+++ INFORMATION PROVIDED +++

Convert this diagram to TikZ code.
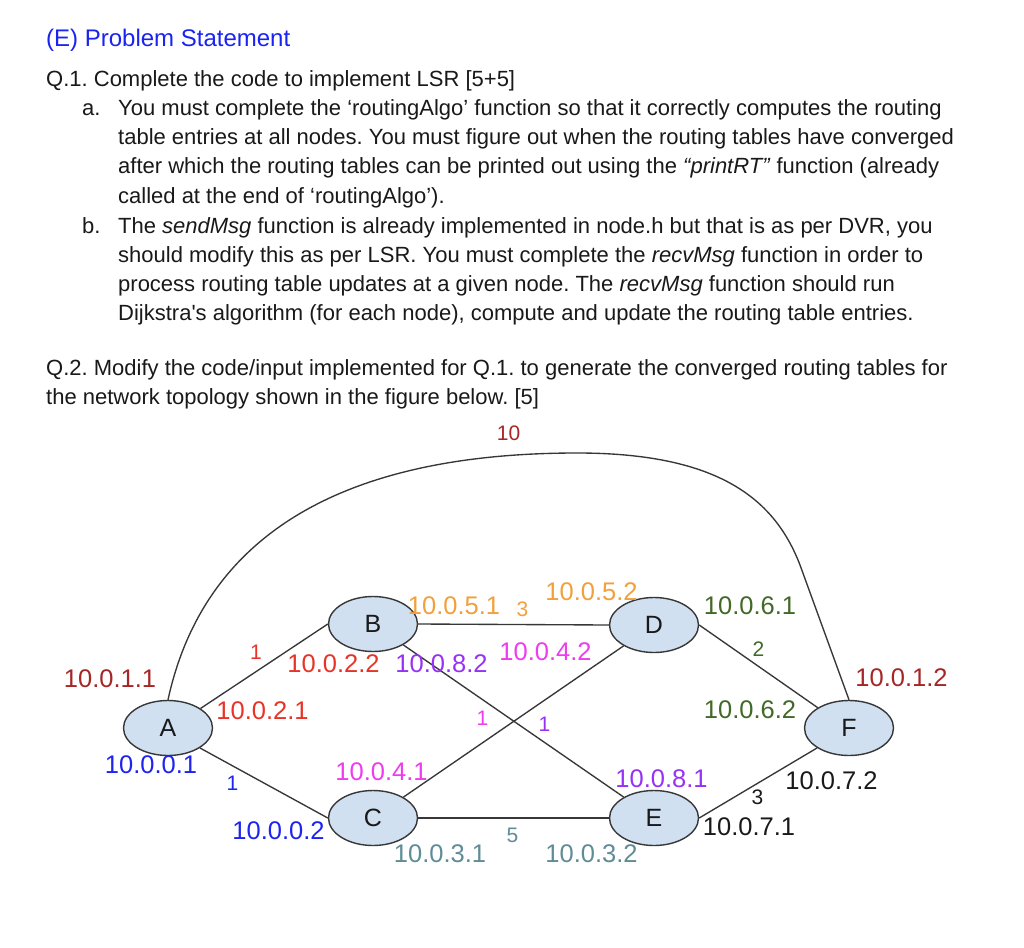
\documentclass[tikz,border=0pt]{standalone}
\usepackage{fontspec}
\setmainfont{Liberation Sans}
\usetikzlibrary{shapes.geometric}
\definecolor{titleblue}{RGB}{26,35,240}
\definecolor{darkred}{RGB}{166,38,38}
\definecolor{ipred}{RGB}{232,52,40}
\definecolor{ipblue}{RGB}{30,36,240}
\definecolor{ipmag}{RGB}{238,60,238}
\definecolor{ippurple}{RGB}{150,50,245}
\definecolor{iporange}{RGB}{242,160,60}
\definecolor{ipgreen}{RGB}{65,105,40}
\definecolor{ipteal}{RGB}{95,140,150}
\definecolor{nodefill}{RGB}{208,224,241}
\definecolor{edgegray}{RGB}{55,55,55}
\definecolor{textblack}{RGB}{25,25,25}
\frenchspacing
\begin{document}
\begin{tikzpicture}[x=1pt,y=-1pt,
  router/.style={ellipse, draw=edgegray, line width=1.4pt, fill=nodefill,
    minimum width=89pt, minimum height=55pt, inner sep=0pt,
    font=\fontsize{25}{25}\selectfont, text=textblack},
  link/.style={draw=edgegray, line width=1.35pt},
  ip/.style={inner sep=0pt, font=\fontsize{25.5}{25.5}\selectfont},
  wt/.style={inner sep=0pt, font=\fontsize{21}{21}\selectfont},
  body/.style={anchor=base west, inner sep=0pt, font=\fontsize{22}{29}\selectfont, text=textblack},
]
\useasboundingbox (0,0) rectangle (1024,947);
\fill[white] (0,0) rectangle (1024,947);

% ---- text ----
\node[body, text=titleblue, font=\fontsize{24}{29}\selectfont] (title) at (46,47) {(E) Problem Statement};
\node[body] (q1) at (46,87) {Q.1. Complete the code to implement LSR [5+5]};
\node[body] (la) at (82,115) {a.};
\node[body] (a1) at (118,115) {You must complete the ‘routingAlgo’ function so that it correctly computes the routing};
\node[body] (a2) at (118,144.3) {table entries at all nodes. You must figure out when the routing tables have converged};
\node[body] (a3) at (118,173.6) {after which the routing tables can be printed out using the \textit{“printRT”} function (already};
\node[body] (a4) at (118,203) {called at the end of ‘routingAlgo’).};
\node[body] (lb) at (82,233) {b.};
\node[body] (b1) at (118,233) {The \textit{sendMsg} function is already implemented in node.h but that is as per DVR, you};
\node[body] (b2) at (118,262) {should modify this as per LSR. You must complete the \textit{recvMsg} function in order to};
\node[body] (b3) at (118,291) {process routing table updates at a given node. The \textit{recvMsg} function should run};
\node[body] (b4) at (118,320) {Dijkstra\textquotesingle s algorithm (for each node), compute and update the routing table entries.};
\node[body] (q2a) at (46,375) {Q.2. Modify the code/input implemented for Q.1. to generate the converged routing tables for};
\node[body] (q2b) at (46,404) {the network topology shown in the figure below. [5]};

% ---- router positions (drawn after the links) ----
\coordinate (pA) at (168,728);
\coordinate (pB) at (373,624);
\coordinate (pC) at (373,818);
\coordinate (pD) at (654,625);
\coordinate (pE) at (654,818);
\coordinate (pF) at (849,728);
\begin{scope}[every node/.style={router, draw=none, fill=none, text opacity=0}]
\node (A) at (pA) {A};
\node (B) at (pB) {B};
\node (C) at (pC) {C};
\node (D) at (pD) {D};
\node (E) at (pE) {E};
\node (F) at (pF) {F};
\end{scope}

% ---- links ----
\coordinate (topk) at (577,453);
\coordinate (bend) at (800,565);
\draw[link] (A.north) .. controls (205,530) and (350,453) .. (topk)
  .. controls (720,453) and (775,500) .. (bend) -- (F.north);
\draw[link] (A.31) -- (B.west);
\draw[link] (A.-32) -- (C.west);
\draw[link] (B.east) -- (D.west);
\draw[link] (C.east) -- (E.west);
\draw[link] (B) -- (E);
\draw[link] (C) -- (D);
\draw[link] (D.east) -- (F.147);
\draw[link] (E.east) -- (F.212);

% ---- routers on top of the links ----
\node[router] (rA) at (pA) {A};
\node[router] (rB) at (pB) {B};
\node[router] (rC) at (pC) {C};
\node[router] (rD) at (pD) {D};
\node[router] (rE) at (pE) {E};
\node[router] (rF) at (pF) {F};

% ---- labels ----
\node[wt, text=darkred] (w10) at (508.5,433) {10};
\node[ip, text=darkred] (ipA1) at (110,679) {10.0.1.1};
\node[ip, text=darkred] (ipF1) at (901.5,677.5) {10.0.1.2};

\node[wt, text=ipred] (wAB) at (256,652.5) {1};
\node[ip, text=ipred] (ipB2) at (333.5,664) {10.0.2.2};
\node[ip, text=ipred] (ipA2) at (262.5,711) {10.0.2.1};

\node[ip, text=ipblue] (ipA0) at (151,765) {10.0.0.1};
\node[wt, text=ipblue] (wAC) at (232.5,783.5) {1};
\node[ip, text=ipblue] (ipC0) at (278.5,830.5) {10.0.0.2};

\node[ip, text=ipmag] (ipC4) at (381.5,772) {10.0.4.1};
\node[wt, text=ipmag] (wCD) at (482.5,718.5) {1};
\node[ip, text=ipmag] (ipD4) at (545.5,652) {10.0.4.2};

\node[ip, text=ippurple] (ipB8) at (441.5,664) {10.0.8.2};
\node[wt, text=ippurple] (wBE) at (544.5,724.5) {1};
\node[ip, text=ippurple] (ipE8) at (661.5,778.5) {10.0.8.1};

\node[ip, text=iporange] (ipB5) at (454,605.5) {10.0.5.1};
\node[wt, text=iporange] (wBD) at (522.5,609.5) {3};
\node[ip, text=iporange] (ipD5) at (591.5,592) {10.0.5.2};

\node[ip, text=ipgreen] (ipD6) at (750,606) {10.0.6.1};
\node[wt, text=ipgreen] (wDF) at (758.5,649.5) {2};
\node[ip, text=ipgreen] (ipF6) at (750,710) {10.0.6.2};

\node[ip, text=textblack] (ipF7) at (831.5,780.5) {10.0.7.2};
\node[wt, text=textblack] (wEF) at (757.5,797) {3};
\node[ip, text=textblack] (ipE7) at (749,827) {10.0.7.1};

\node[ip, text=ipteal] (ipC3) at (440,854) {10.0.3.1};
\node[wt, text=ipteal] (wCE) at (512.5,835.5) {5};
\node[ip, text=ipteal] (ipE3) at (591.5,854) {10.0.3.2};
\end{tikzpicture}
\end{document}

+++

> _PROBLEM DESCRIPTION_
Look over the material above and show each line where "this" appears.

> _FULL OUTPUT_
Convert this diagram to TikZ code.
\node[body] (b2) at (118,262) {should modify this as per LSR. You must complete the \textit{recvMsg} function in order to};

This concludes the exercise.